Weidenfeld, £9.99 stg

Guy Ritchie should take a look at 'Snap' if he is scouting around for his next project. 'Snap' comes hot on the heels of the British gangster film revival and is a trip into the darker reaches of the East End and Essex.

Ostensibly a tale of violence, sex, crime and betrayal, the real craft in this story lies in the portrayal of brotherly love. Two bothers called, confusingly, East and West, go on the run after an accident kills the daughter of the local gang leader. Their trip, part 'Lock Stock', part 'Rain Man', sees author Mark Powell create an unusually intelligent crime thriller. This is more than Brit-lit, or faux-Ritchie, this is a truly original book from a writer who issues his characters with a heart, as well as a gun.
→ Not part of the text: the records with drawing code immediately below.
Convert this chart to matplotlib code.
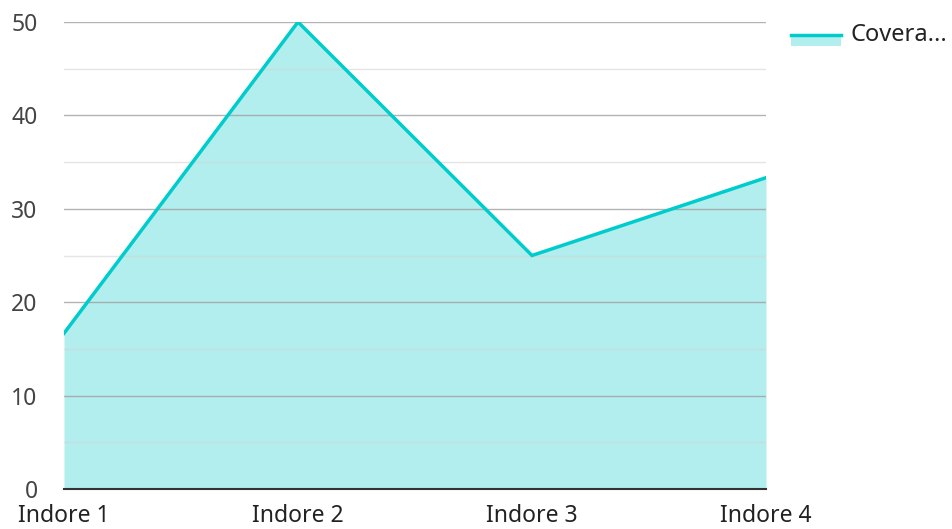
import matplotlib.pyplot as plt
from matplotlib.lines import Line2D
from matplotlib.patches import Rectangle

plt.rcParams['font.family'] = ['Noto Sans', 'DejaVu Sans']

categories = ['Indore 1', 'Indore 2', 'Indore 3', 'Indore 4']
coverage = [16.67, 50, 25, 33.33]
series_name = 'Covera...'

line_color = '#00cccc'
fill_color = '#b2eeee'

W, H = 952, 529
fig = plt.figure(figsize=(W / 100, H / 100), dpi=100)
ax = fig.add_axes([64 / W, 1 - 489 / H, (766 - 64) / W, (489 - 22) / H])

x = range(len(categories))
ax.fill_between(x, 0, coverage, color=fill_color, lw=0, zorder=1)
ax.plot(x, coverage, color=line_color, lw=2.5, zorder=3, solid_joinstyle='miter')

ax.set_xlim(0, len(categories) - 1)
ax.set_ylim(0, 50)
ax.set_yticks(range(0, 51, 10))
ax.set_yticks(range(5, 51, 10), minor=True)
ax.grid(axis='y', which='major', color='#a0a0a0', lw=1, alpha=0.8, zorder=2)
ax.grid(axis='y', which='minor', color='#d4d4d4', lw=1, alpha=0.6, zorder=2)
ax.set_axisbelow(False)
for s in ['top', 'right', 'left']:
    ax.spines[s].set_visible(False)
ax.spines['bottom'].set_color('#333333')
ax.spines['bottom'].set_linewidth(1.5)
ax.spines['bottom'].set_zorder(4)

ax.set_xticks(list(x))
ax.set_xticklabels(categories, fontsize=16.5, color='#222222')
ax.tick_params(axis='x', length=0, pad=10.5)
ax.tick_params(axis='y', which='both', length=0, labelsize=16.5, labelcolor='#444444', pad=19)
for t in ax.get_yticklabels():
    t.set_horizontalalignment('right')

# legend drawn by hand
fig.patches.append(Rectangle((791 / W, 1 - 46 / H), 50 / W, 11 / H,
                             transform=fig.transFigure, color=fill_color, lw=0))
fig.lines.append(Line2D([791 / W, 841 / W], [1 - 35 / H, 1 - 35 / H],
                        transform=fig.transFigure, color=line_color, lw=2.5))
fig.text(851 / W, 1 - 35 / H, series_name, fontsize=17, color='#222222', va='center', ha='left')

fig.savefig('out.png', dpi=100)
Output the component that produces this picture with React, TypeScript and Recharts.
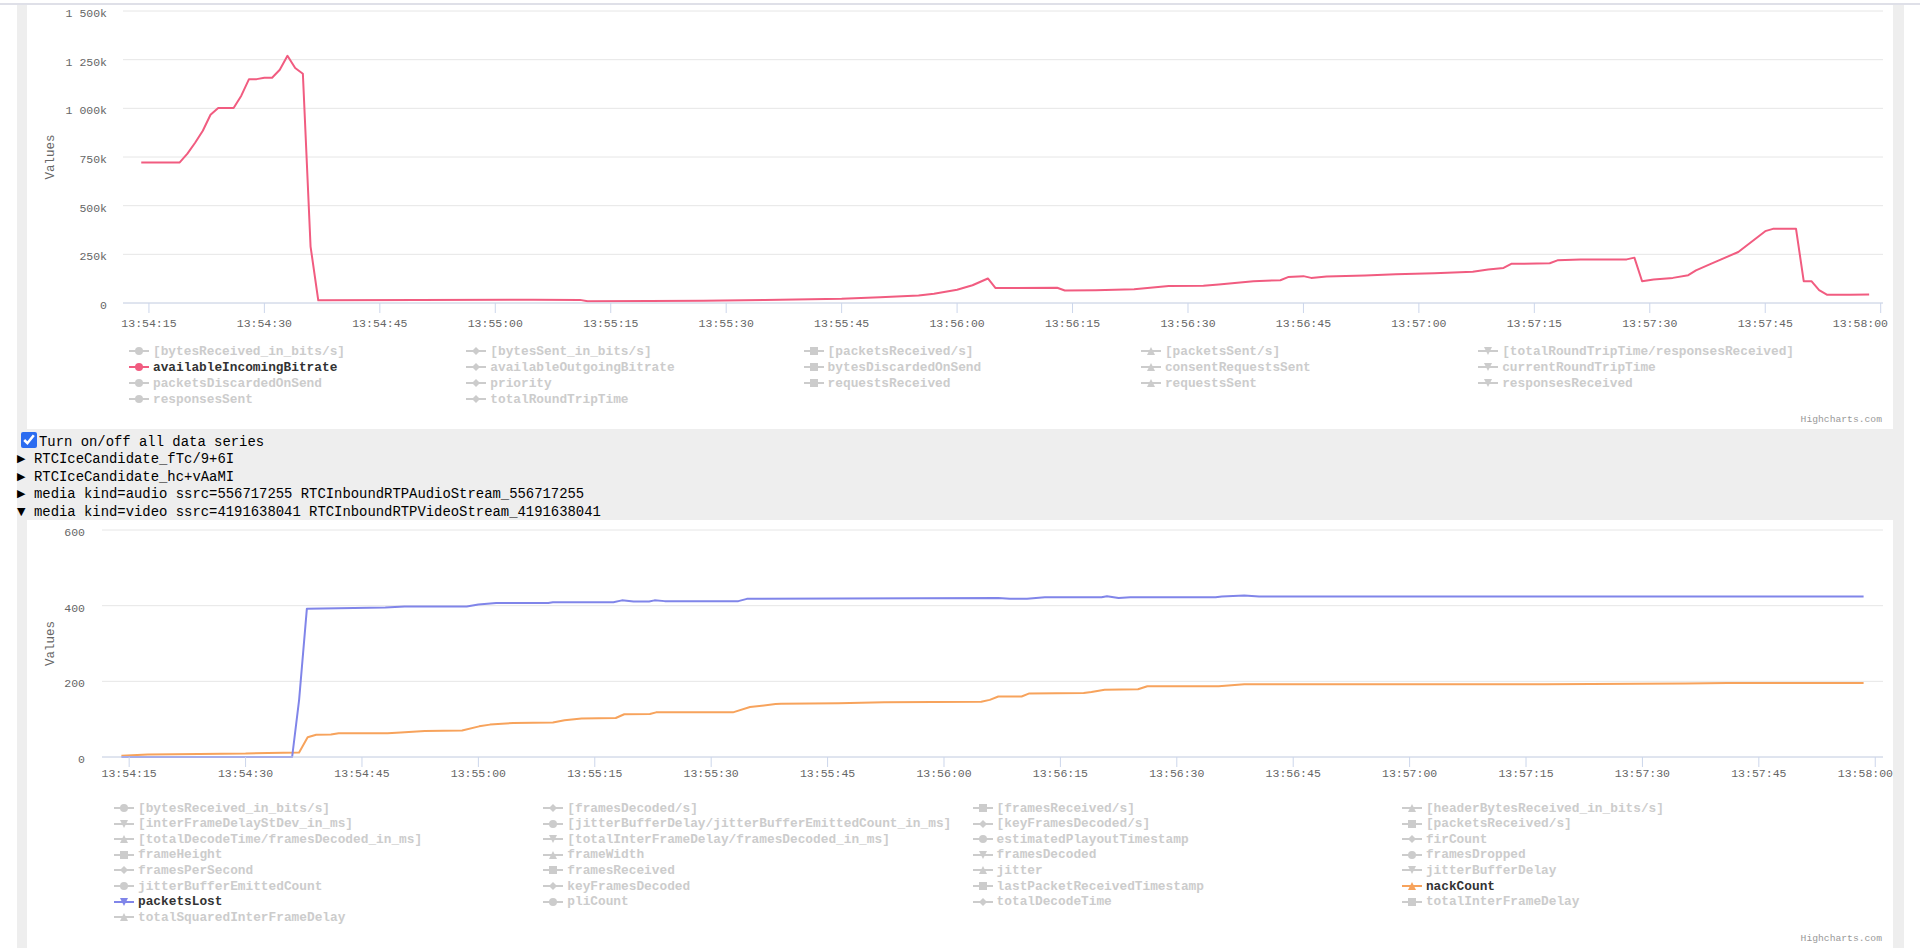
import React from "react";
import { LineChart, Line, XAxis, YAxis, CartesianGrid } from "recharts";

const MONO = '"Liberation Mono", "DejaVu Sans Mono", monospace';

// time is counted in seconds from 13:54:00
const timeTicks = [15, 30, 45, 60, 75, 90, 105, 120, 135, 150, 165, 180, 195, 210, 225, 240];

// availableIncomingBitrate (bits/s, read in k)
const bitrateTimes = [
  14, 19, 20, 21, 22, 23, 24, 26, 27, 28, 29, 30, 31, 32, 33, 34, 35, 36, 37, 50,
  65, 71, 72, 80, 87, 95, 105, 110, 115, 117, 120, 122, 124, 125, 133, 134, 138, 143, 147.5, 152,
  154, 158.5, 162, 163, 165, 166, 168, 173, 177, 182, 187, 189, 191, 192, 197, 198, 201, 207, 208, 209,
  210.5, 213, 215, 216, 218, 221.5, 225, 226, 229, 230, 231, 232, 233, 236, 238.5,
];
const bitrateK = [
  722, 722, 767, 823, 885, 967, 1002, 1002, 1065, 1150, 1150, 1157, 1157, 1198, 1270, 1207, 1178, 290, 14, 15,
  17, 16, 9, 10, 11, 15, 22, 30, 39, 48, 68, 91, 126, 77, 78, 64, 66, 71, 87, 88,
  95, 112, 117, 133, 138, 129, 136, 141, 148, 153, 161, 172, 180, 201, 204, 219, 223, 224, 233, 112,
  121, 129, 143, 168, 202, 262, 369, 381, 381, 112, 112, 66, 43, 43, 44,
];
const bitrateTicks = [0, 250000, 500000, 750000, 1000000, 1250000, 1500000];

// packetsLost
const lostTimes = [
  14, 36, 36.9, 37.9, 48, 50.5, 58.5, 60, 62.3, 69, 69.6, 77.4, 78.5, 80, 82, 82.7,
  84, 93.5, 94.6, 127, 128.5, 130.7, 133, 140.3, 141, 142.5, 144, 155, 155.8, 158.7, 160.6, 238.5,
];
const lostValues = [
  0, 0, 151, 392, 395, 398, 398, 403, 407, 407, 409, 409, 414, 411, 411, 414,
  412, 412, 418, 420, 418, 418, 422, 422, 425, 420, 422, 422, 424, 427, 424, 424,
];

// nackCount
const nackTimes = [
  14, 17.4, 24, 30, 32.9, 36.9, 38, 39.1, 41, 42, 48.3, 50, 53.1, 57.9, 60.1, 61.5,
  64.5, 69.6, 71.1, 73.3, 77.7, 78.8, 82.1, 82.9, 92.8, 95, 98.3, 99, 106.4, 112.3, 124.8, 125.9,
  127, 130, 131, 138, 139, 140.7, 145, 146.2, 155.4, 158.7, 197.4, 215.5, 221, 238.5,
];
const nackValues = [
  3.6, 6.3, 8.1, 9, 10.8, 11.7, 52, 58.6, 59.5, 63, 63, 65, 69, 70, 81, 85.6,
  90, 91, 97, 102, 103, 113, 113.5, 118, 118, 132, 140, 140.5, 142, 145, 146, 151,
  160, 160, 168, 169, 172, 178, 179, 187, 187, 192, 192, 194, 195.5, 195.5,
];
const videoTicks = [0, 200, 400, 600];

const connLegend = [
  "[bytesReceived_in_bits/s]", "[bytesSent_in_bits/s]", "[packetsReceived/s]", "[packetsSent/s]",
  "[totalRoundTripTime/responsesReceived]", "availableIncomingBitrate", "availableOutgoingBitrate",
  "bytesDiscardedOnSend", "consentRequestsSent", "currentRoundTripTime", "packetsDiscardedOnSend",
  "priority", "requestsReceived", "requestsSent", "responsesReceived", "responsesSent", "totalRoundTripTime",
];
const videoLegend = [
  "[bytesReceived_in_bits/s]", "[framesDecoded/s]", "[framesReceived/s]", "[headerBytesReceived_in_bits/s]",
  "[interFrameDelayStDev_in_ms]", "[jitterBufferDelay/jitterBufferEmittedCount_in_ms]", "[keyFramesDecoded/s]",
  "[packetsReceived/s]", "[totalDecodeTime/framesDecoded_in_ms]", "[totalInterFrameDelay/framesDecoded_in_ms]",
  "estimatedPlayoutTimestamp", "firCount", "frameHeight", "frameWidth", "framesDecoded", "framesDropped",
  "framesPerSecond", "framesReceived", "jitter", "jitterBufferDelay", "jitterBufferEmittedCount",
  "keyFramesDecoded", "lastPacketReceivedTimestamp", "nackCount", "packetsLost", "pliCount",
  "totalDecodeTime", "totalInterFrameDelay", "totalSquaredInterFrameDelay",
];
const sectionRows = [
  { open: false, text: "RTCIceCandidate_fTc/9+6I" },
  { open: false, text: "RTCIceCandidate_hc+vAaMI" },
  { open: false, text: "media kind=audio ssrc=556717255 RTCInboundRTPAudioStream_556717255" },
  { open: true, text: "media kind=video ssrc=4191638041 RTCInboundRTPVideoStream_4191638041" },
];

const COLORS: Record<string, string> = {
  availableIncomingBitrate: "#f15c80",
  nackCount: "#f7a35c",
  packetsLost: "#8085e9",
};
const SHAPES = ["circle", "diamond", "square", "triangle", "triangle-down"];

const bitrateData = bitrateTimes.map((t, i) => ({ t, v: bitrateK[i] * 1000 }));
const lostData = lostTimes.map((t, i) => ({ t, v: lostValues[i] }));
const nackData = nackTimes.map((t, i) => ({ t, v: nackValues[i] }));

const pad = (n: number) => String(n).padStart(2, "0");
const fmtTime = (t: number) => `13:${pad(54 + Math.floor(t / 60))}:${pad(Math.round(t % 60))}`;
const fmtBits = (v: number) =>
  v === 0 ? "0" : String(Math.round(v / 1000)).replace(/\B(?=(\d{3})+(?!\d))/g, " ") + "k";

const TICK_FONT = 11.5;
const tickStyle = { fontSize: TICK_FONT, fill: "#666666", fontFamily: MONO };

// last label is pushed left so it stays inside the chart, like highcharts does
function TimeTick({ x, y, payload, maxRight }: any) {
  const label = fmtTime(payload.value);
  const half = (label.length * 0.6 * TICK_FONT) / 2;
  const cx = Math.min(x, maxRight - half);
  return (
    <text x={cx} y={y} dy="0.71em" textAnchor="middle" {...tickStyle}>{label}</text>
  );
}

function AxisTitle({ at }: any) {
  const [x, y] = at;
  return (
    <text x={x} y={y} transform={`rotate(-90 ${x} ${y})`} textAnchor="middle"
      dominantBaseline="central" fontSize={12.5} fill="#666666" fontFamily={MONO}>
      Values
    </text>
  );
}

function Marker({ shape, color }: { shape: string; color: string }) {
  let m: React.ReactNode;
  if (shape === "circle") m = <circle cx={10} cy={6} r={4} fill={color} />;
  else if (shape === "diamond") m = <polygon points="10,2 14,6 10,10 6,6" fill={color} />;
  else if (shape === "square") m = <rect x={6} y={2} width={8} height={8} fill={color} />;
  else if (shape === "triangle") m = <polygon points="10,2 14,10 6,10" fill={color} />;
  else m = <polygon points="6,2 14,2 10,10" fill={color} />;
  return (
    <svg width={20} height={12} style={{ flex: "none" }}>
      <line x1={0} y1={6} x2={20} y2={6} stroke={color} strokeWidth={2} />
      {m}
    </svg>
  );
}

function LegendGrid({ items, left, top, cols, colW, rowH }: any) {
  return (
    <>
      {items.map((name: string, i: number) => {
        const active = COLORS[name];
        const x = left + (i % cols) * colW;
        const y = top + Math.floor(i / cols) * rowH;
        return (
          <div key={name + i} style={{
            position: "absolute", left: x, top: y - 8, height: 16, display: "flex",
            alignItems: "center", whiteSpace: "nowrap",
          }}>
            <Marker shape={SHAPES[i % 5]} color={active || "#cccccc"} />
            <span style={{
              marginLeft: 4, fontFamily: MONO, fontSize: 12.8, fontWeight: 700,
              color: active ? "#333333" : "#cccccc",
            }}>{name}</span>
          </div>
        );
      })}
    </>
  );
}

const credit = (top: number) => (
  <div style={{
    position: "absolute", right: 38, top: top - 6, fontFamily: MONO, fontSize: 9.7,
    color: "#999999", lineHeight: "12px",
  }}>Highcharts.com</div>
);

export default function App() {
  return (
    <div style={{
      position: "fixed", left: 0, top: 0, width: 1920, height: 948, background: "#ffffff",
      overflow: "hidden", fontFamily: MONO,
    }}>
      <div style={{ position: "absolute", left: 0, top: 3, width: 1920, height: 2, background: "#dfe0e8" }} />
      <div style={{ position: "absolute", left: 17, top: 5, width: 1887, height: 943, background: "#eeeeee" }} />
      <div style={{ position: "absolute", left: 27, top: 5, width: 1866, height: 424, background: "#ffffff" }} />
      <div style={{ position: "absolute", left: 27, top: 520, width: 1866, height: 428, background: "#ffffff" }} />

      {/* connection chart */}
      <div style={{ position: "absolute", left: 0, top: 0 }}>
        <LineChart width={1920} height={340} margin={{ top: 11, right: 37, bottom: 7, left: 0 }}>
          <CartesianGrid vertical={false} stroke="#e6e6e6" />
          <XAxis dataKey="t" type="number" domain={[11.63, 240.3]} ticks={timeTicks} interval={0}
            allowDataOverflow tick={<TimeTick maxRight={1888} />} height={30}
            tickSize={10} tickMargin={6} axisLine={{ stroke: "#ccd6eb" }} tickLine={{ stroke: "#ccd6eb" }} />
          <YAxis type="number" domain={[0, 1500000]} ticks={bitrateTicks} interval={0} width={123}
            tickFormatter={fmtBits} tick={{ ...tickStyle, dy: 2 }} axisLine={false} tickLine={false}
            tickSize={0} tickMargin={16} label={<AxisTitle at={[51, 157]} />} />
          <Line data={bitrateData} dataKey="v" type="linear" stroke={COLORS.availableIncomingBitrate}
            strokeWidth={2} strokeLinejoin="round" dot={false} isAnimationActive={false} />
        </LineChart>
      </div>
      <LegendGrid items={connLegend} left={129} top={351} cols={5} colW={337.3} rowH={16} />
      {credit(420)}

      {/* controls */}
      <input type="checkbox" defaultChecked readOnly style={{
        position: "absolute", left: 21, top: 432, width: 16, height: 16, margin: 0, accentColor: "#2b6cf0",
      }} />
      <div style={{ position: "absolute", left: 39, top: 433, fontSize: 13.9, lineHeight: "18px", color: "#000" }}>
        Turn on/off all data series
      </div>
      {sectionRows.map((r, i) => (
        <React.Fragment key={r.text}>
          <div style={{
            position: "absolute", left: 17, top: 450 + i * 17.7, fontSize: 11, lineHeight: "18px",
            color: "#000", fontFamily: '"DejaVu Sans", sans-serif',
          }}>{r.open ? "▼" : "▶"}</div>
          <div style={{
            position: "absolute", left: 34, top: 450 + i * 17.7, fontSize: 13.9, lineHeight: "18px",
            color: "#000", whiteSpace: "nowrap",
          }}>{r.text}</div>
        </React.Fragment>
      ))}

      {/* video chart */}
      <div style={{ position: "absolute", left: 0, top: 520 }}>
        <LineChart width={1920} height={280} margin={{ top: 10, right: 37, bottom: 13, left: 0 }}>
          <CartesianGrid vertical={false} stroke="#e6e6e6" />
          <XAxis dataKey="t" type="number" domain={[11.5, 241.0]} ticks={timeTicks} interval={0}
            allowDataOverflow tick={<TimeTick maxRight={1893} />} height={30}
            tickSize={10} tickMargin={2} axisLine={{ stroke: "#ccd6eb" }} tickLine={{ stroke: "#ccd6eb" }} />
          <YAxis type="number" domain={[0, 600]} ticks={videoTicks} interval={0} width={102}
            tick={{ ...tickStyle, dy: 2 }} axisLine={false} tickLine={false}
            tickSize={0} tickMargin={17} label={<AxisTitle at={[51, 123.5]} />} />
          <Line data={nackData} dataKey="v" type="linear" stroke={COLORS.nackCount}
            strokeWidth={2} strokeLinejoin="round" dot={false} isAnimationActive={false} />
          <Line data={lostData} dataKey="v" type="linear" stroke={COLORS.packetsLost}
            strokeWidth={2} strokeLinejoin="round" dot={false} isAnimationActive={false} />
        </LineChart>
      </div>
      <LegendGrid items={videoLegend} left={114} top={808} cols={4} colW={429.3} rowH={15.6} />
      {credit(939)}
    </div>
  );
}
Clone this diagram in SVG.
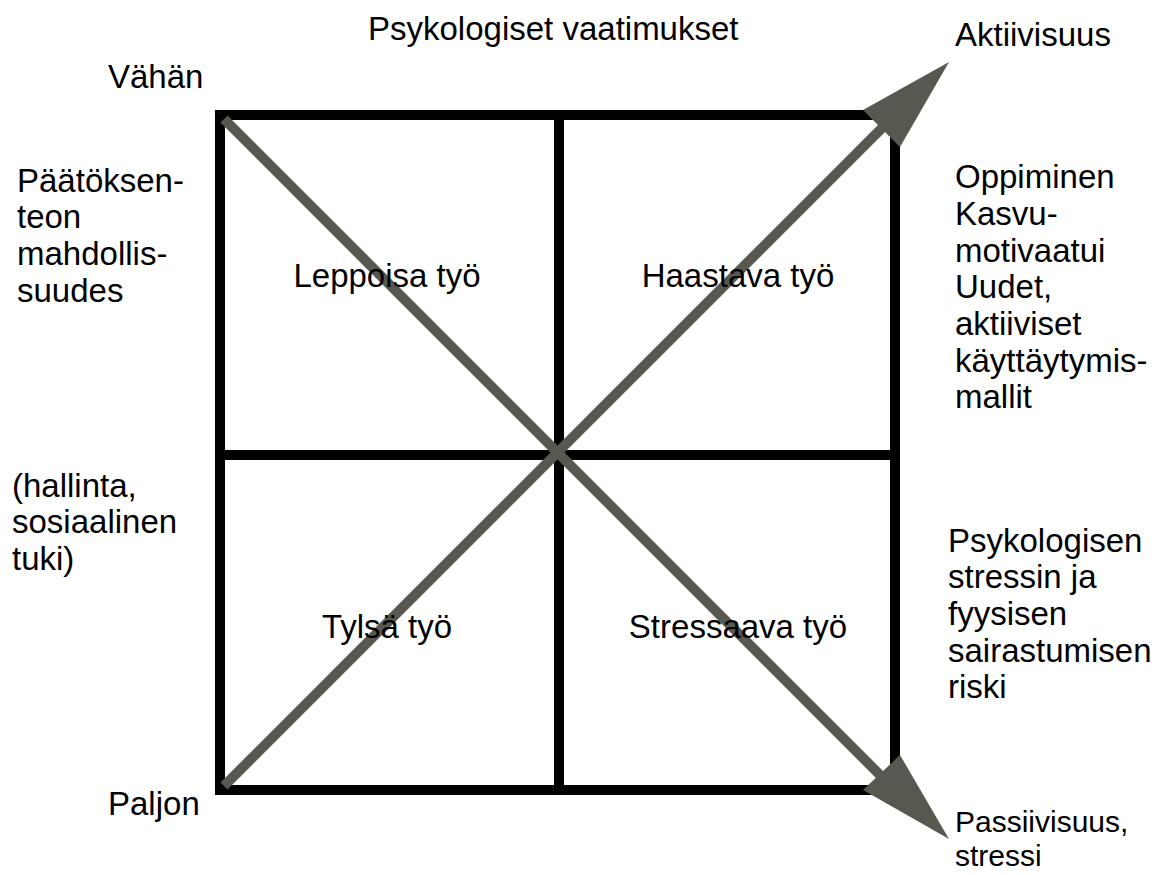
<svg xmlns="http://www.w3.org/2000/svg" width="1152" height="875" viewBox="0 0 1152 875">
<style>
text{font-family:"Liberation Sans",Arial,sans-serif;font-size:33px;fill:#000}
.c{text-anchor:middle}
.s{font-size:30px}
.grid{stroke:#000;stroke-width:10;fill:none}
.diag{stroke:#595850;stroke-width:10;fill:none}
.head{fill:#595850}
</style>
<rect width="1152" height="875" fill="#fff"/>
<g id="grid">
<rect class="grid" x="220" y="115" width="675" height="675"/>
<line class="grid" x1="559" y1="115" x2="559" y2="790"/>
<line class="grid" x1="220" y1="455" x2="895" y2="455"/>
</g>
<g id="connectors">
<line class="diag" x1="224" y1="119" x2="885" y2="780"/>
<line class="diag" x1="224" y1="786" x2="885" y2="125"/>
<polygon class="head" points="949,62 863,110 900,147"/>
<polygon class="head" points="949,839 863,790 900,755"/>
</g>
<g id="title"><text x="368" y="40">Psykologiset vaatimukset</text></g>
<g id="vahan"><text x="108" y="88">Vähän</text></g>
<g id="paljon"><text x="108" y="815">Paljon</text></g>
<g id="aktiivisuus"><text x="955" y="46">Aktiivisuus</text></g>
<g id="passiivisuus"><text class="s" x="955" y="832">Passiivisuus,</text><text class="s" x="955" y="866">stressi</text></g>
<g id="left-top">
<text x="17" y="192">Päätöksen-</text>
<text x="17" y="228">teon</text>
<text x="17" y="265">mahdollis-</text>
<text x="17" y="302">suudes</text>
</g>
<g id="left-bottom">
<text x="12" y="497">(hallinta,</text>
<text x="12" y="533">sosiaalinen</text>
<text x="12" y="570">tuki)</text>
</g>
<g id="right-top">
<text x="955" y="188">Oppiminen</text>
<text x="955" y="225">Kasvu-</text>
<text x="955" y="262">motivaatui</text>
<text x="955" y="298">Uudet,</text>
<text x="955" y="335">aktiiviset</text>
<text x="955" y="372">käyttäytymis-</text>
<text x="955" y="408">mallit</text>
</g>
<g id="right-bottom">
<text x="948" y="552">Psykologisen</text>
<text x="948" y="588">stressin ja</text>
<text x="948" y="625">fyysisen</text>
<text x="948" y="662">sairastumisen</text>
<text x="948" y="698">riski</text>
</g>
<g id="q1"><text class="c" x="387" y="287">Leppoisa työ</text></g>
<g id="q2"><text class="c" x="738" y="287">Haastava työ</text></g>
<g id="q3"><text class="c" x="387" y="638">Tylsä työ</text></g>
<g id="q4"><text class="c" x="738" y="638">Stressaava työ</text></g>
</svg>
The dialogue crackles with invective and an authenticity that was too often absent from recent Brit flicks. Powell uses his experience living on the streets to examine notions of disfigurement, homelessness and fraternal love. This exciting debut owes a lot to the realist strain of dialogue pioneered by Irvine Welsh in the 1990's, although this time the Scottish brogue is replaced with a cockney one.

The narrative is genuinely intriguing and keeps you guessing until the very end. Too often in thrillers the plot is simply an excuse for a series of violent set pieces but Powell is far more ambitious than that. Not one for the faint hearted, this book requires both patience and concentration to enjoy.

The pace with which characters are introduced, alongside the confusing cockney-isms, mean that it is easy to become disheartened. Don't. Persevere and there is something very unusual and worthwhile here; a London-based crime novel with a plot that doesn't rely on cliché and characters that aren't caricatures.